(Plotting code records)
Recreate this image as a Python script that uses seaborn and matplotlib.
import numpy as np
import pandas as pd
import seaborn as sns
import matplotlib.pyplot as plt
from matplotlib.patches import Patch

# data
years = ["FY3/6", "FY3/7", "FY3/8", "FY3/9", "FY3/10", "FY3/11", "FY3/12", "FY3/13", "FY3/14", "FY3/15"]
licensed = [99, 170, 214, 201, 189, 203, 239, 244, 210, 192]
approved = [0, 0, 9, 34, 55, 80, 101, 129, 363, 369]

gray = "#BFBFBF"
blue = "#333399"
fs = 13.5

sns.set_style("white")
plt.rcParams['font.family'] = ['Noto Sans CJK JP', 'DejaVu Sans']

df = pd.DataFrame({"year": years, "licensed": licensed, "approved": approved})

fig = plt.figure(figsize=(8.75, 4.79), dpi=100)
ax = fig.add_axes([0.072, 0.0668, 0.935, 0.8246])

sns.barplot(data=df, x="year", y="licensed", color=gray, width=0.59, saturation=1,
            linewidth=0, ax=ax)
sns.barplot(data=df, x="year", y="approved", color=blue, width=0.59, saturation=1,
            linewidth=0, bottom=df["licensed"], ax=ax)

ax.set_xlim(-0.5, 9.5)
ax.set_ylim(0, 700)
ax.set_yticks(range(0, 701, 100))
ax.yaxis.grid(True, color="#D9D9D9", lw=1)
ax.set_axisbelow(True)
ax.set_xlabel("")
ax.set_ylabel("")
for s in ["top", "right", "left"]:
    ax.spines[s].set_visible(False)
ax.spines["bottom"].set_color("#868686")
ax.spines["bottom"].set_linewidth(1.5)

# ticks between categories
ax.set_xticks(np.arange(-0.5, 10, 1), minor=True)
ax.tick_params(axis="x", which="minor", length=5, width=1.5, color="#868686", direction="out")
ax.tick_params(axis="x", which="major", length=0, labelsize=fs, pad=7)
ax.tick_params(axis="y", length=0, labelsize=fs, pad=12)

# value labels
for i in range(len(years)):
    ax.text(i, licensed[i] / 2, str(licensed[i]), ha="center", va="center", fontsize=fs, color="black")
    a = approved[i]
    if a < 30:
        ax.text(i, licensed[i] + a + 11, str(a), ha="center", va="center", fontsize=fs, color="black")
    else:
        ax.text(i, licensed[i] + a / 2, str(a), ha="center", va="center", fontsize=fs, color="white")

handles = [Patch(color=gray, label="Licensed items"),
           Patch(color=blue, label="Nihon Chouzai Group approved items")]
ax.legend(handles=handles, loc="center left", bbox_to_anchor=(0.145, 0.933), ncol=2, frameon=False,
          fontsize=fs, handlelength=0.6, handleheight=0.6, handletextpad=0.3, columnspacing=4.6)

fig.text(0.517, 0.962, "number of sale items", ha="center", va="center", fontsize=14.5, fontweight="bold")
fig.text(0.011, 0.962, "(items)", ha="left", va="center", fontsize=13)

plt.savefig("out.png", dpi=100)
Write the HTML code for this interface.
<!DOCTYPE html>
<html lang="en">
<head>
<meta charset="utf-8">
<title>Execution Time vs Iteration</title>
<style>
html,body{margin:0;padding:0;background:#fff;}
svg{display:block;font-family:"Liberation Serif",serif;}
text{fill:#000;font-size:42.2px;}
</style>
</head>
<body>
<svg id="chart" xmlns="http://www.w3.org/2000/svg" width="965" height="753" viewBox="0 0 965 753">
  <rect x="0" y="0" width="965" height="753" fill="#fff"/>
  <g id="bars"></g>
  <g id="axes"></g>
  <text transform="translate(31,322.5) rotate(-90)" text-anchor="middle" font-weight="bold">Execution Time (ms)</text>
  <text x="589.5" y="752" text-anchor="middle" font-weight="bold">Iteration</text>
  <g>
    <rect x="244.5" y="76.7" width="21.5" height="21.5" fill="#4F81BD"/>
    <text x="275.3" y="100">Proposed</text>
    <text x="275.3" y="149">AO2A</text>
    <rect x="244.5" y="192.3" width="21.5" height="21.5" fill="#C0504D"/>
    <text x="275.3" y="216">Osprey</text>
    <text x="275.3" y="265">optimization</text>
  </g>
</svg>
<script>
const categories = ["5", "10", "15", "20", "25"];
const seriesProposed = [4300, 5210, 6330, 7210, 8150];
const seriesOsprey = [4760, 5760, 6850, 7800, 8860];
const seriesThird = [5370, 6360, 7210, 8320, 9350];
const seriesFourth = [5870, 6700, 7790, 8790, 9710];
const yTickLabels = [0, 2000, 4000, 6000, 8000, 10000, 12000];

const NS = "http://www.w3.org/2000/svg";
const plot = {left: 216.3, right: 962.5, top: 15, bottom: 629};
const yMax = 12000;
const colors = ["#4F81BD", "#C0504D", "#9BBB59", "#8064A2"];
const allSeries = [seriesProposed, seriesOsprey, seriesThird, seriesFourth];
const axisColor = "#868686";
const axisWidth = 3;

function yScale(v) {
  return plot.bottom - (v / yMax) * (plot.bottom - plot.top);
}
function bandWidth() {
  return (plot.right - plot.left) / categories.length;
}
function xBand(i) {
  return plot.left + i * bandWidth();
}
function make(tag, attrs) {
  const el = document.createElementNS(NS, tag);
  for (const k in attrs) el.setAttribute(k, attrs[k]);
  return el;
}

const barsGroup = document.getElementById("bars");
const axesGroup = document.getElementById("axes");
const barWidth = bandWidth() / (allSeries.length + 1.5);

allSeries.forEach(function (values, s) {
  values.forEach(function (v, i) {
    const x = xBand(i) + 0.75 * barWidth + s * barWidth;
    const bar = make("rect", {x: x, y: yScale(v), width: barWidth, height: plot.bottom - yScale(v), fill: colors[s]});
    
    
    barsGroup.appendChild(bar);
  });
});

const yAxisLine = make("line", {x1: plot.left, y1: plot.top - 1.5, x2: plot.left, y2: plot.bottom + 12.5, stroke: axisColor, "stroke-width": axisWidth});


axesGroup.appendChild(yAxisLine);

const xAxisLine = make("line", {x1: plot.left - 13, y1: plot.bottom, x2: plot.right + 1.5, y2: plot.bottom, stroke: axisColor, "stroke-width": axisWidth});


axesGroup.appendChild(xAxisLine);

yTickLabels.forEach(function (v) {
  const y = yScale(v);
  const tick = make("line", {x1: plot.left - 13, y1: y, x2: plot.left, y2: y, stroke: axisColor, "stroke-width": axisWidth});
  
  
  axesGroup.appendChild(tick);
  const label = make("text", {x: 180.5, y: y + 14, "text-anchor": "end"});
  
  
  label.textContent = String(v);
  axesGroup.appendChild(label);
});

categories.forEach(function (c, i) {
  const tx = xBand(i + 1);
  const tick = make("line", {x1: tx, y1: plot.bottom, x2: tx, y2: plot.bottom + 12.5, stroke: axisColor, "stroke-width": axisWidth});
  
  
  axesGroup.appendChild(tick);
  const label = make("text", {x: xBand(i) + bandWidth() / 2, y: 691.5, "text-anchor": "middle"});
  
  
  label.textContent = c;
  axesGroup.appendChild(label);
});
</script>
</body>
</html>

→ **WHAT YOU SHOULD DO**
Take the data above and return it exactly.

→ **FINISHED TASK**
Recreate this image as a Python script that uses seaborn and matplotlib.
import numpy as np
import pandas as pd
import seaborn as sns
import matplotlib.pyplot as plt
from matplotlib.patches import Patch

# data
years = ["FY3/6", "FY3/7", "FY3/8", "FY3/9", "FY3/10", "FY3/11", "FY3/12", "FY3/13", "FY3/14", "FY3/15"]
licensed = [99, 170, 214, 201, 189, 203, 239, 244, 210, 192]
approved = [0, 0, 9, 34, 55, 80, 101, 129, 363, 369]

gray = "#BFBFBF"
blue = "#333399"
fs = 13.5

sns.set_style("white")
plt.rcParams['font.family'] = ['Noto Sans CJK JP', 'DejaVu Sans']

df = pd.DataFrame({"year": years, "licensed": licensed, "approved": approved})

fig = plt.figure(figsize=(8.75, 4.79), dpi=100)
ax = fig.add_axes([0.072, 0.0668, 0.935, 0.8246])

sns.barplot(data=df, x="year", y="licensed", color=gray, width=0.59, saturation=1,
            linewidth=0, ax=ax)
sns.barplot(data=df, x="year", y="approved", color=blue, width=0.59, saturation=1,
            linewidth=0, bottom=df["licensed"], ax=ax)

ax.set_xlim(-0.5, 9.5)
ax.set_ylim(0, 700)
ax.set_yticks(range(0, 701, 100))
ax.yaxis.grid(True, color="#D9D9D9", lw=1)
ax.set_axisbelow(True)
ax.set_xlabel("")
ax.set_ylabel("")
for s in ["top", "right", "left"]:
    ax.spines[s].set_visible(False)
ax.spines["bottom"].set_color("#868686")
ax.spines["bottom"].set_linewidth(1.5)

# ticks between categories
ax.set_xticks(np.arange(-0.5, 10, 1), minor=True)
ax.tick_params(axis="x", which="minor", length=5, width=1.5, color="#868686", direction="out")
ax.tick_params(axis="x", which="major", length=0, labelsize=fs, pad=7)
ax.tick_params(axis="y", length=0, labelsize=fs, pad=12)

# value labels
for i in range(len(years)):
    ax.text(i, licensed[i] / 2, str(licensed[i]), ha="center", va="center", fontsize=fs, color="black")
    a = approved[i]
    if a < 30:
        ax.text(i, licensed[i] + a + 11, str(a), ha="center", va="center", fontsize=fs, color="black")
    else:
        ax.text(i, licensed[i] + a / 2, str(a), ha="center", va="center", fontsize=fs, color="white")

handles = [Patch(color=gray, label="Licensed items"),
           Patch(color=blue, label="Nihon Chouzai Group approved items")]
ax.legend(handles=handles, loc="center left", bbox_to_anchor=(0.145, 0.933), ncol=2, frameon=False,
          fontsize=fs, handlelength=0.6, handleheight=0.6, handletextpad=0.3, columnspacing=4.6)

fig.text(0.517, 0.962, "number of sale items", ha="center", va="center", fontsize=14.5, fontweight="bold")
fig.text(0.011, 0.962, "(items)", ha="left", va="center", fontsize=13)

plt.savefig("out.png", dpi=100)
Write the HTML code for this interface.
<!DOCTYPE html>
<html lang="en">
<head>
<meta charset="utf-8">
<title>Execution Time vs Iteration</title>
<style>
html,body{margin:0;padding:0;background:#fff;}
svg{display:block;font-family:"Liberation Serif",serif;}
text{fill:#000;font-size:42.2px;}
</style>
</head>
<body>
<svg id="chart" xmlns="http://www.w3.org/2000/svg" width="965" height="753" viewBox="0 0 965 753">
  <rect x="0" y="0" width="965" height="753" fill="#fff"/>
  <g id="bars"></g>
  <g id="axes"></g>
  <text transform="translate(31,322.5) rotate(-90)" text-anchor="middle" font-weight="bold">Execution Time (ms)</text>
  <text x="589.5" y="752" text-anchor="middle" font-weight="bold">Iteration</text>
  <g>
    <rect x="244.5" y="76.7" width="21.5" height="21.5" fill="#4F81BD"/>
    <text x="275.3" y="100">Proposed</text>
    <text x="275.3" y="149">AO2A</text>
    <rect x="244.5" y="192.3" width="21.5" height="21.5" fill="#C0504D"/>
    <text x="275.3" y="216">Osprey</text>
    <text x="275.3" y="265">optimization</text>
  </g>
</svg>
<script>
const categories = ["5", "10", "15", "20", "25"];
const seriesProposed = [4300, 5210, 6330, 7210, 8150];
const seriesOsprey = [4760, 5760, 6850, 7800, 8860];
const seriesThird = [5370, 6360, 7210, 8320, 9350];
const seriesFourth = [5870, 6700, 7790, 8790, 9710];
const yTickLabels = [0, 2000, 4000, 6000, 8000, 10000, 12000];

const NS = "http://www.w3.org/2000/svg";
const plot = {left: 216.3, right: 962.5, top: 15, bottom: 629};
const yMax = 12000;
const colors = ["#4F81BD", "#C0504D", "#9BBB59", "#8064A2"];
const allSeries = [seriesProposed, seriesOsprey, seriesThird, seriesFourth];
const axisColor = "#868686";
const axisWidth = 3;

function yScale(v) {
  return plot.bottom - (v / yMax) * (plot.bottom - plot.top);
}
function bandWidth() {
  return (plot.right - plot.left) / categories.length;
}
function xBand(i) {
  return plot.left + i * bandWidth();
}
function make(tag, attrs) {
  const el = document.createElementNS(NS, tag);
  for (const k in attrs) el.setAttribute(k, attrs[k]);
  return el;
}

const barsGroup = document.getElementById("bars");
const axesGroup = document.getElementById("axes");
const barWidth = bandWidth() / (allSeries.length + 1.5);

allSeries.forEach(function (values, s) {
  values.forEach(function (v, i) {
    const x = xBand(i) + 0.75 * barWidth + s * barWidth;
    const bar = make("rect", {x: x, y: yScale(v), width: barWidth, height: plot.bottom - yScale(v), fill: colors[s]});
    
    
    barsGroup.appendChild(bar);
  });
});

const yAxisLine = make("line", {x1: plot.left, y1: plot.top - 1.5, x2: plot.left, y2: plot.bottom + 12.5, stroke: axisColor, "stroke-width": axisWidth});


axesGroup.appendChild(yAxisLine);

const xAxisLine = make("line", {x1: plot.left - 13, y1: plot.bottom, x2: plot.right + 1.5, y2: plot.bottom, stroke: axisColor, "stroke-width": axisWidth});


axesGroup.appendChild(xAxisLine);

yTickLabels.forEach(function (v) {
  const y = yScale(v);
  const tick = make("line", {x1: plot.left - 13, y1: y, x2: plot.left, y2: y, stroke: axisColor, "stroke-width": axisWidth});
  
  
  axesGroup.appendChild(tick);
  const label = make("text", {x: 180.5, y: y + 14, "text-anchor": "end"});
  
  
  label.textContent = String(v);
  axesGroup.appendChild(label);
});

categories.forEach(function (c, i) {
  const tx = xBand(i + 1);
  const tick = make("line", {x1: tx, y1: plot.bottom, x2: tx, y2: plot.bottom + 12.5, stroke: axisColor, "stroke-width": axisWidth});
  
  
  axesGroup.appendChild(tick);
  const label = make("text", {x: xBand(i) + bandWidth() / 2, y: 691.5, "text-anchor": "middle"});
  
  
  label.textContent = c;
  axesGroup.appendChild(label);
});
</script>
</body>
</html>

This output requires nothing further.